Answer

**step1** Understanding the Problem

The problem provides a relation as a set of ordered pairs: $$ \{ (6,3),(-4,3),(-2,0)\} $$. We need to identify the domain and range of this relation. We also need to determine if this relation is a function.

**step2** Identifying the Input and Output Values

In each ordered pair $$(x, y)$$, the first number 'x' is an input value, and the second number 'y' is an output value.
Let's list the input and output values for each pair:
For the pair $$(6,3)$$: The input value is 6, and the output value is 3.
For the pair $$(-4,3)$$: The input value is -4, and the output value is 3.
For the pair $$(-2,0)$$: The input value is -2, and the output value is 0.

**step3** Determining the Domain

The domain is the collection of all unique input values from the ordered pairs.
The input values are 6, -4, and -2.
Each of these input values is distinct.
Therefore, the domain of the relation is $$ \{ 6, -4, -2 \} $$.
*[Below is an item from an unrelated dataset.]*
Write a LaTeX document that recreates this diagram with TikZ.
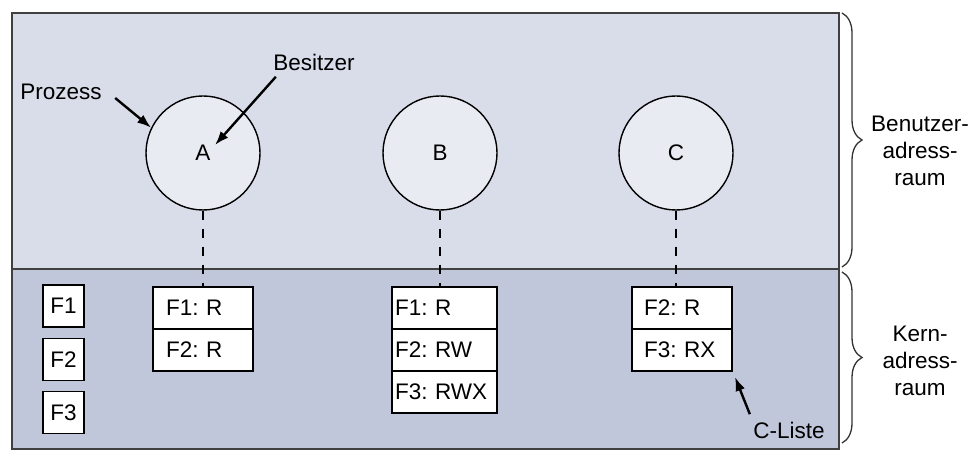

**step4** Determining the Range

The range is the collection of all unique output values from the ordered pairs.
The output values are 3, 3, and 0.
When listing the range, we only include unique values. The number 3 appears twice, but we list it only once.
Therefore, the range of the relation is $$ \{ 3, 0 \} $$.

**step5** Determining if the Relation is a Function

A relation is a function if each input value is associated with exactly one output value. This means no input value can have more than one different output value.
Let's check our input values:
The input 6 is associated only with the output 3.
The input -4 is associated only with the output 3.
The input -2 is associated only with the output 0.
Since each unique input value is paired with only one output value, this relation is a function.